Thursday, 23 January 2014

The narrowing school choices for the poor

I have rather belatedly read the findings of a fascinating report by the Sutton Trust (thanks, Dale) which arrived in my in-box just before Christmas - and it does give a worrying snapshot of middle class panic about schools.

The report found that a third of professional parents have moved house to be near a better school.

Now, the first thing to say is that I'm not about to condemn people for wanting the best school for their children.  There is an irritating narrative around this which suggests that anyone who tries to choose a school is some kind of ultra-pushy social climber.

I don't accept this.  Heavens, I may even move myself for the same reason.

But findings do rather underline my experience during last year's Barriers to Choice Review.

Officially, there is no such thing as school choice.  It is, instead, the 'right to express a preference'.  But the Sutton Trust report Parent Power? suggests that, if moving house is necessary to get the school you want - or avoid the school you don't want - then this really is an option only open to the better off.

Nor is this just the middle classes.  The report defines 'professional' as socio-economic group A.  Goodness knows what the rest do.

The second finding which I was intrigued about was the way that parents go about making their preferences.  Rather more, in all socio-economic groups, make up their minds by visiting the school and talking to parents than they do from Ofsted reports or league tables.  Which is sensible, after all.

This very much confirmed what I found, which was that people's requirements for their children's school go very much beyond what is in league tables. They want to know about the friendliness, creativity, humanity of the school - not just the approved data.

Once again, these are not choices that are recognised as important by the people running UK education - which is why personally I back the free school movement, because people then have the opportunity to set up diverse styles of schooling.

But then, in areas where the population is increasing rapidly - also places with more pupil premium pupils - then the struggle for the best schools is going to intensify in the years ahead.  I met one chief officer who needs a new school every ten years just to keep up with the population.

Where I found difficulty agreeing was in the Sutton Trust's prescription: yes, there needs to be reporting about the socio-economic balance of admissions, but I don't think we should fuel the tutoring arms race with vouchers for tutors for poorer families.

On the other hand, something has to change.  Those self-serving admissions criteria, for example by the fearsome super-selective schools, need to be balanced by a broad duty to promote a social balance inside the school.
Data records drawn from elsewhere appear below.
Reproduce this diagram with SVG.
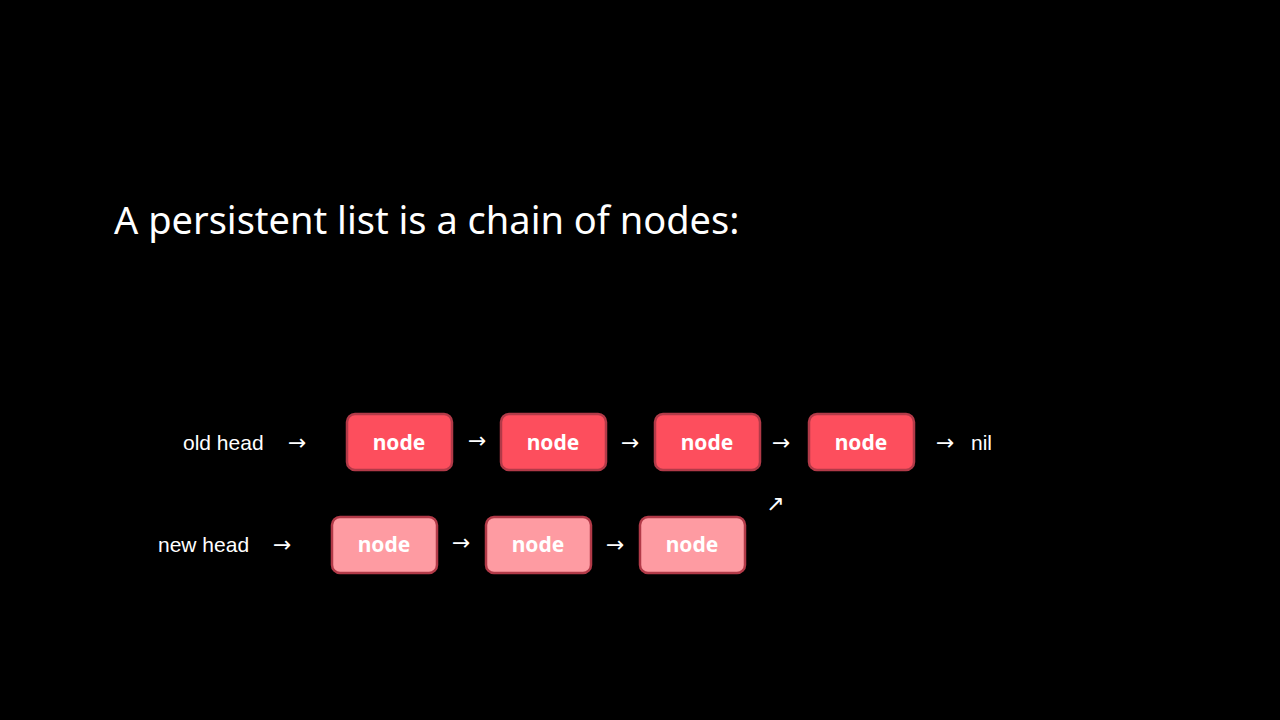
<svg xmlns="http://www.w3.org/2000/svg" width="1280" height="720" viewBox="0 0 1280 720">
<style>
.old rect{fill:#fd4e5d;stroke:#b23a48;stroke-width:2.5}
.new rect{fill:#fe9ba2;stroke:#b23a48;stroke-width:2.5}
.nt{font-family:"Noto Sans",sans-serif;font-weight:bold;font-size:21px;fill:#fff;text-anchor:middle}
.lb{font-family:"Liberation Sans",Arial,sans-serif;font-size:21px;fill:#fff}
.ar{font-family:"DejaVu Sans",sans-serif;font-size:22px;fill:#fff}
</style>
<rect width="1280" height="720" fill="#000"/>
<text x="114" y="234" font-family="Noto Sans,sans-serif" font-size="38" fill="#fff">A persistent list is a chain of nodes:</text>
<text class="lb" x="183" y="450">old head</text>
<text class="lb" x="158" y="552">new head</text>
<text class="lb" x="971" y="450">nil</text>
<g id="o1" class="old"><rect x="347" y="414" width="105" height="56" rx="8"/><text class="nt" x="399" y="450">node</text></g>
<g id="o2" class="old"><rect x="501" y="414" width="105" height="56" rx="8"/><text class="nt" x="553" y="450">node</text></g>
<g id="o3" class="old"><rect x="655" y="414" width="105" height="56" rx="8"/><text class="nt" x="707" y="450">node</text></g>
<g id="o4" class="old"><rect x="809" y="414" width="105" height="56" rx="8"/><text class="nt" x="861" y="450">node</text></g>
<g id="n1" class="new"><rect x="332" y="517" width="105" height="56" rx="8"/><text class="nt" x="384" y="552">node</text></g>
<g id="n2" class="new"><rect x="486" y="517" width="105" height="56" rx="8"/><text class="nt" x="538" y="552">node</text></g>
<g id="n3" class="new"><rect x="640" y="517" width="105" height="56" rx="8"/><text class="nt" x="692" y="552">node</text></g>
<g id="connectors">
<text class="ar" x="288" y="450">→</text>
<text class="ar" x="468" y="448">→</text>
<text class="ar" x="621" y="450">→</text>
<text class="ar" x="772" y="450">→</text>
<text class="ar" x="936" y="450">→</text>
<text class="ar" x="273" y="552">→</text>
<text class="ar" x="452" y="550">→</text>
<text class="ar" x="606" y="552">→</text>
<text class="ar" x="766" y="511">↗</text>
</g>
</svg>
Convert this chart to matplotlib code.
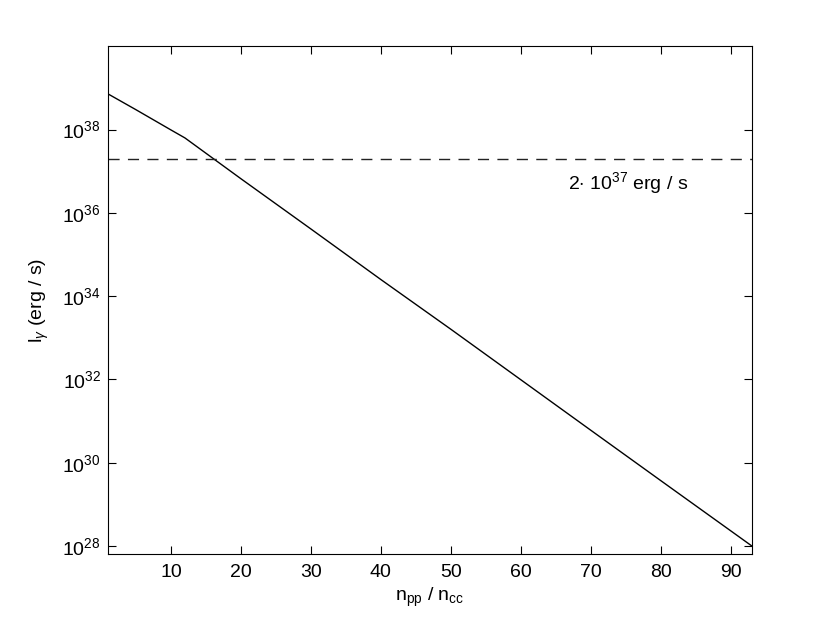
import matplotlib
matplotlib.use('Agg')
import matplotlib.pyplot as plt

plt.rcParams['font.family'] = ['Liberation Sans', 'DejaVu Sans']
plt.rcParams['mathtext.fontset'] = 'custom'
plt.rcParams['mathtext.rm'] = 'Liberation Sans'
plt.rcParams['mathtext.it'] = 'Liberation Sans:italic'
plt.rcParams['mathtext.bf'] = 'Liberation Sans:bold'

# luminosity vs n_pp / n_cc
ratio = [1, 5, 10, 12, 20, 30, 40, 50, 60, 70, 80, 93]
lum = [7.2e38, 3.0e38, 9.8e37, 6.3e37, 6.6e36, 4.1e35, 2.5e34,
       1.6e33, 9.8e31, 6.0e30, 3.7e29, 1.0e28]
limit = 2e37
xticks = [10, 20, 30, 40, 50, 60, 70, 80, 90]
yticks = [1e28, 1e30, 1e32, 1e34, 1e36, 1e38]
ytick_labels = ['$10^{28}$', '$10^{30}$', '$10^{32}$', '$10^{34}$', '$10^{36}$', '$10^{38}$']

fig = plt.figure(figsize=(8.3, 6.25), dpi=100)
ax = fig.add_axes([0.130, 0.1136, 0.776, 0.8124])

ax.semilogy(ratio, lum, color='black', lw=1.0)
ax.axhline(limit, color='#222222', lw=1.0, dashes=(8, 6))
ax.text(66.7, 10**36.72, r'2$\cdot$ $10^{37}$ erg / s', fontsize=14, va='center', ha='left')

ax.set_xlim(1, 93)
ax.set_ylim(10**27.81, 1e40)
ax.set_xticks(xticks)
ax.set_yticks(yticks)
ax.set_yticklabels(ytick_labels)
ax.minorticks_off()
ax.tick_params(direction='in', top=True, right=True, length=6, labelsize=14, width=0.8)
ax.tick_params(axis='y', pad=5)
ax.tick_params(axis='x', pad=7)

ax.set_xlabel(r'n$_{\mathrm{pp}}$ / n$_{\mathrm{cc}}$', fontsize=14, labelpad=4)
ax.set_ylabel(r'l$_{\gamma}$ (erg / s)', fontsize=14, labelpad=8)

plt.savefig('out.png', dpi=100)
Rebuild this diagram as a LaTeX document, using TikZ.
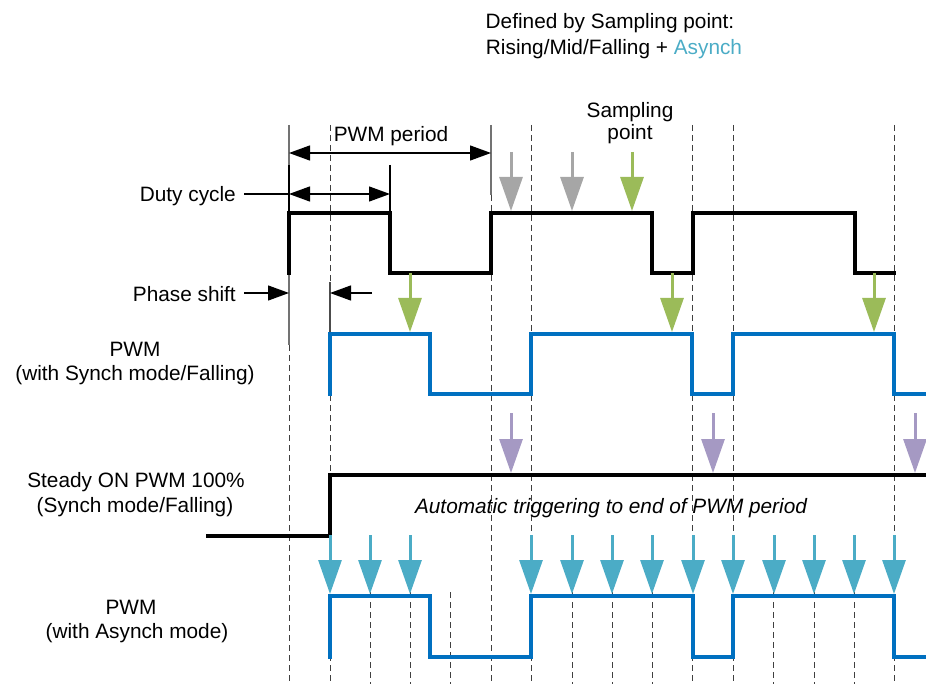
\documentclass[tikz,border=0pt]{standalone}
\usepackage{fontspec}
\setmainfont{Liberation Sans}
\usetikzlibrary{arrows.meta}
\definecolor{sgreen}{HTML}{9BBB59}
\definecolor{sgray}{HTML}{A6A6A6}
\definecolor{spurple}{HTML}{A599C3}
\definecolor{scyan}{HTML}{4BACC6}
\definecolor{sblue}{HTML}{0070C0}
\begin{document}
\begin{tikzpicture}[x=1pt,y=-1pt,
  every node/.style={inner sep=0pt,font=\fontsize{20.8}{24}\selectfont},
  lbl/.style={anchor=base},
  gridline/.style={draw=black!75,line width=1pt,dash pattern=on 6pt off 4pt},
  guide/.style={draw=black!55,line width=1.2pt},
  sig/.style={line width=3.4pt,line join=miter,line cap=rect},
  blk/.style={sig,draw=black},
  blu/.style={sig,draw=sblue},
  dim/.style={line width=1.3pt,draw=black},
  samp/.style={line width=3pt,-{Triangle[length=34pt,width=23pt]}}
]
\useasboundingbox (0,0) rectangle (926,684);
% ---- main vertical guides
\draw[guide] (289,125) -- (289,345);
\draw[gridline] (289,345) -- (289,684);
\draw[gridline] (330,125) -- (330,684);
\draw[guide,draw=black!70] (330,282) -- (330,334);
\draw[guide] (491,125) -- (491,195);
\draw[gridline] (491,195) -- (491,684);
\foreach \x in {531,692,733,894} \draw[gridline] (\x,125) -- (\x,684);
\foreach \x in {370,410,450,572,612,652,773,814,854} \draw[gridline] (\x,592) -- (\x,684);
\draw[dim] (390,165) -- (390,213);
\draw[dim] (289,165) -- (289,213);
% ---- signals
\draw[blk] (289,273) -- (289,213) -- (390,213) -- (390,273) -- (491,273) -- (491,213) -- (652,213) -- (652,273) -- (693,273) -- (693,213) -- (855,213) -- (855,273) -- (894,273);
\draw[blu] (330,394) -- (330,334) -- (430,334) -- (430,394) -- (531,394) -- (531,334) -- (692,334) -- (692,394) -- (733,394) -- (733,334) -- (894,334) -- (894,394) -- (926,394);
\draw[blk] (208,536) -- (330,536) -- (330,475) -- (926,475);
\draw[blu] (330,657) -- (330,596) -- (430,596) -- (430,657) -- (531,657) -- (531,596) -- (693,596) -- (693,657) -- (733,657) -- (733,596) -- (894,596) -- (894,657) -- (926,657);
% ---- sampling arrows
\foreach \x in {511,572} \draw[samp,sgray] (\x,152) -- (\x,211);
\draw[samp,sgreen] (632,152) -- (632,211);
\foreach \x in {410,672,874} \draw[samp,sgreen] (\x,273) -- (\x,332);
\foreach \x in {511,713,915} \draw[samp,spurple] (\x,413) -- (\x,473);
\foreach \x in {330,370,410,531,572,612,652,693,733,774,814,854,894} \draw[samp,scyan] (\x,535) -- (\x,594);
% ---- dimension arrows
\draw[dim,{Triangle[length=21pt,width=15pt]}-{Triangle[length=21pt,width=15pt]}] (289,153) -- (491,153);
\draw[dim,{Triangle[length=21pt,width=15pt]}-{Triangle[length=21pt,width=15pt]}] (289,194) -- (390,194);
\draw[dim] (244,194) -- (289,194);
\draw[dim,-{Triangle[length=21pt,width=15pt]}] (244,293) -- (289,293);
\draw[dim,-{Triangle[length=21pt,width=15pt]}] (372,293) -- (330,293);
% ---- labels
\node[lbl] (t1) at (610,29) {Defined by Sampling point:};
\node[lbl] (t2) at (614,55) {Rising/Mid/Falling + \textcolor{scyan}{Asynch}};
\node[lbl] (per) at (391,142) {PWM period};
\node[lbl] (sp1) at (630,118) {Sampling};
\node[lbl] (sp2) at (630,140) {point};
\node[lbl,anchor=base east] (duty) at (236,202) {Duty cycle};
\node[lbl,anchor=base east] (phase) at (236,302) {Phase shift};
\node[lbl] (p1a) at (135,357) {PWM};
\node[lbl] (p1b) at (135,381) {(with Synch mode/Falling)};
\node[lbl] (s1a) at (136,487) {Steady ON PWM 100\%};
\node[lbl] (s1b) at (135,512) {(Synch mode/Falling)};
\node[lbl] (auto) at (611,513) {\itshape Automatic triggering to end of PWM period};
\node[lbl] (p2a) at (131,614) {PWM};
\node[lbl] (p2b) at (137,638) {(with Asynch mode)};
\end{tikzpicture}
\end{document}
State-funded schools which don't adopt some responsibility for the wider well-being of their neighbourhood are not fulfilling the social contract that we might reasonably expect of them.

Some kind of duty along these lines wouldn't undermine the academic focus of super-selective schools. But if schools narrow their intake to those who can afford the coaching to pass entrance exams, then they owe their neighbourhood some route whereby less advantaged local people can aspire to get their children up to that standard.

I don't think that tutoring from the age of five, in some places, and on the industrial scale it is happening now - and I passed a packed maths class at our local swimming pool at 5pm this evening - is going to provide us with the creativity and imagination that the next generation needs.